Moreover, stronger bank balance sheets could support credit expansion as rates begin to ease.

Growth Indicators Improve
The Purchasing Managers’ Index (PMI) stood at 55.7 points in January 2026, indicating continued expansion in economic activity and potential output improvement in Q4 2025.
Globally, economic growth is projected to strengthen in 2026, supported by easing monetary conditions and investment in AI-related technologies, though risks such as rising protectionism and geo-economic fragmentation remain.
Analysis:
With growth expanding and inflation moderating, the CBN appears to be pursuing a “soft landing” strategy — gradually lowering rates to support output without reigniting inflationary pressures.

However, the MPC flagged election-related fiscal spending as a potential upside risk to inflation in the near term. Excess liquidity from fiscal expansion could complicate the easing trajectory.
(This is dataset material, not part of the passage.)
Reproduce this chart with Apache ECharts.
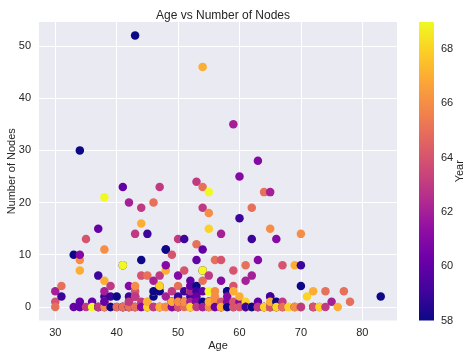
<!DOCTYPE html>
<html><head><meta charset="utf-8">
<script src="https://cdn.jsdelivr.net/npm/echarts@6/dist/echarts.min.js"></script>
<style>html,body{margin:0;padding:0;background:#fff}#c{width:473px;height:359px}</style>
</head><body><div id="c"></div>
<script>
const ages = [30,30,30,31,31,33,33,34,34,34,34,34,34,34,35,35,36,36,37,37,37,37,37,37,38,38,38,38,38,38,38,38,38,38,39,39,39,39,39,39,40,40,40,41,41,41,41,41,41,41,41,41,42,42,42,42,42,42,42,42,42,43,43,43,43,43,43,43,43,43,43,43,44,44,44,44,44,44,44,45,45,45,45,45,45,45,45,45,46,46,46,46,46,46,46,47,47,47,47,47,47,47,47,47,47,48,48,48,48,48,48,48,49,49,49,49,49,49,49,49,49,49,50,50,50,50,50,50,50,50,50,50,50,50,51,51,51,51,51,51,52,52,52,52,52,52,52,52,52,52,52,52,52,52,53,53,53,53,53,53,53,53,53,53,53,54,54,54,54,54,54,54,54,54,54,54,54,54,55,55,55,55,55,55,55,55,55,55,56,56,56,56,56,56,56,57,57,57,57,57,57,57,57,57,57,57,58,58,58,58,58,58,58,59,59,59,59,59,59,59,59,60,60,60,60,60,60,61,61,61,61,61,61,61,61,61,62,62,62,62,62,62,62,63,63,63,63,63,63,63,64,64,64,64,64,65,65,65,65,65,65,65,65,65,65,66,66,66,66,66,67,67,67,67,67,67,68,68,69,69,69,69,70,70,70,70,70,70,70,71,72,72,72,72,73,73,74,74,75,76,77,78,83];
const years = [64,62,65,59,65,58,60,59,66,58,60,61,67,60,64,63,60,69,60,63,58,59,60,63,69,59,60,60,62,64,66,66,60,67,66,63,67,58,59,63,58,58,65,60,64,67,58,59,59,64,69,65,69,59,58,60,59,61,62,65,63,58,59,64,64,63,64,64,60,63,65,66,64,58,63,61,63,61,67,65,66,67,60,67,59,64,68,67,58,69,62,65,62,58,63,63,62,65,61,63,66,67,58,60,68,58,58,67,61,62,64,66,63,64,61,62,66,60,62,63,61,67,63,64,59,61,61,63,58,59,61,64,65,66,59,59,64,59,65,66,69,59,62,66,61,63,69,60,60,62,62,64,65,68,58,65,59,60,63,65,58,60,60,61,63,60,65,65,68,59,60,66,67,62,69,63,58,62,63,68,58,58,58,66,66,69,69,67,65,66,60,66,66,67,60,61,62,64,64,69,61,62,63,64,64,67,59,60,61,67,58,58,61,62,60,63,64,64,64,64,67,59,65,61,67,61,64,62,65,68,59,59,64,65,68,59,59,58,65,62,66,66,58,60,61,62,63,63,61,61,58,65,66,61,68,58,61,62,66,58,64,67,59,64,67,58,61,58,58,68,64,63,66,66,61,65,67,68,67,60,65,66,58,58,66,67,68,59,63,68,63,58,64,67,62,68,65,63,62,67,65,65,58];
const nodes = [1,3,0,2,4,10,0,0,9,30,1,10,7,0,13,0,1,0,0,0,0,6,15,0,21,2,0,0,3,1,0,11,1,5,0,0,0,0,2,4,2,0,0,23,0,0,0,8,0,0,8,0,1,0,0,1,2,4,20,0,1,52,2,0,0,14,2,3,0,2,0,4,6,9,19,0,1,0,16,6,0,1,0,0,14,0,0,1,2,3,5,20,0,3,0,23,0,0,0,6,0,0,3,4,4,11,11,7,8,2,0,0,0,10,1,0,0,1,1,3,0,1,13,0,0,6,0,1,1,2,0,0,4,1,13,3,7,1,0,1,3,2,3,4,0,4,0,4,5,0,1,0,0,0,4,1,3,9,24,12,1,1,2,1,0,11,23,5,7,7,3,0,46,0,7,19,1,0,6,15,1,0,1,18,0,3,22,1,9,3,0,2,1,0,0,5,14,1,9,0,0,0,0,0,0,0,0,3,1,0,0,3,2,35,0,0,1,4,0,7,3,17,0,1,2,25,0,5,0,1,0,0,0,8,0,0,13,0,19,6,0,0,0,1,0,0,0,0,9,28,0,22,0,0,0,0,2,22,15,0,0,0,2,0,1,0,13,0,1,0,8,1,0,0,0,0,0,0,8,0,0,0,0,4,14,0,0,8,0,2,0,0,0,3,0,0,3,0,1,0,3,1,2];
const xTicks = [30,40,50,60,70,80];
const yTicks = [0,10,20,30,40,50];
const yearTicks = [58,60,62,64,66,68];
const plasma = ['#0d0887','#41049d','#6a00a8','#8f0da4','#b12a90','#cc4778','#e16462','#f2844b','#fca636','#fcce25','#f0f921'];

const points = ages.map((a,i)=>[a, nodes[i], years[i]]);
const txt = '#262626';
const font = 'Liberation Sans, Arial, sans-serif';
const chart = echarts.init(document.getElementById('c'), null, {renderer:'canvas'});
chart.setOption({
  animation:false,
  textStyle:{fontFamily:font},
  title:{text:'Age vs Number of Nodes', left:218, top:5, textAlign:'center',
    textStyle:{fontSize:12, fontWeight:'normal', color:txt, fontFamily:font}},
  grid:[
    {left:39, right:76, top:22, bottom:38.5, show:true, backgroundColor:'#EAEAF2', borderWidth:0, containLabel:false, outerBoundsMode:'none'},
    {left:419, width:15, top:22, bottom:38.5, show:false, containLabel:false, outerBoundsMode:'none'}
  ],
  visualMap:{type:'continuous', show:false, min:58, max:69, dimension:2, seriesIndex:0, inRange:{color:plasma}},
  xAxis:[
    {type:'value', gridIndex:0, min:27.35, max:85.65,
     axisLine:{show:false}, axisTick:{show:false, customValues:xTicks},
     splitLine:{show:true, lineStyle:{color:'#fff', width:1}},
     axisLabel:{color:txt, fontSize:11, margin:7, fontFamily:font,
       customValues:xTicks, formatter:v=>String(v)},
     name:'Age', nameLocation:'middle', nameGap:19.5, nameMoveOverlap:false,
     nameTextStyle:{color:txt, fontSize:11, fontFamily:font}},
    {type:'category', gridIndex:1, data:['c'], show:false}
  ],
  yAxis:[
    {type:'value', gridIndex:0, min:-2.6, max:54.6,
     axisLine:{show:false}, axisTick:{show:false, customValues:yTicks},
     splitLine:{show:true, lineStyle:{color:'#fff', width:1}},
     axisLabel:{color:txt, fontSize:11, margin:8, fontFamily:font, customValues:yTicks, formatter:v=>String(v)},
     name:'Number of Nodes', nameLocation:'middle', nameGap:22, nameRotate:90, nameMoveOverlap:false,
     nameTextStyle:{color:txt, fontSize:11, fontFamily:font}},
    {type:'value', gridIndex:1, min:58, max:69, position:'right',
     axisLine:{show:false}, axisTick:{show:false, customValues:yearTicks}, splitLine:{show:false},
     axisLabel:{color:txt, fontSize:11, margin:7, fontFamily:font, customValues:yearTicks, formatter:v=>String(v)},
     name:'Year', nameLocation:'middle', nameGap:20, nameRotate:90, nameMoveOverlap:false,
     nameTextStyle:{color:txt, fontSize:11, fontFamily:font}}
  ],
  series:[
    {type:'scatter', xAxisIndex:0, yAxisIndex:0, data:points, symbolSize:8.5, itemStyle:{opacity:1}},
    {type:'custom', xAxisIndex:1, yAxisIndex:1, data:[[0,69]], silent:true,
     renderItem:function(params, api){
       const top = api.coord([0, 69]);
       const bot = api.coord([0, 58]);
       const w = api.size([1,0])[0];
       return {type:'rect', shape:{x:top[0]-w/2, y:top[1], width:w, height:bot[1]-top[1]},
         style:{fill:{type:'linear', x:0, y:1, x2:0, y2:0,
           colorStops:plasma.map((c,i)=>({offset:i/(plasma.length-1), color:c}))}}};
     }}
  ]
});
</script>
</body></html>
Outlook: Gradual Easing Likely
The MPC reaffirmed its commitment to price stability and financial system resilience. The outlook suggests that disinflation will continue, supported by exchange rate stability and improved food supply.
Still, policymakers signaled vigilance against fiscal risks and global uncertainties.
The next MPC meeting is scheduled for May 19–20, 2026.

Market Implications
Fixed Income: Bond yields may ease modestly as markets price in further gradual rate cuts.
Equities: Banking and consumer goods stocks could benefit from lower borrowing costs.
Currency: The naira outlook remains tied to reserve levels and capital flows.
Credit Conditions: Lending rates may begin to moderate if easing continues.

Bottom Line.

The 50 basis point cut represents a cautious pivot rather than a full policy reversal. With inflation falling, reserves rising, and banks strengthening, the CBN appears confident that the worst of the price shock has passed.
The critical question now is whether fiscal discipline and external stability can be sustained long enough to allow a steady, controlled easing cycle.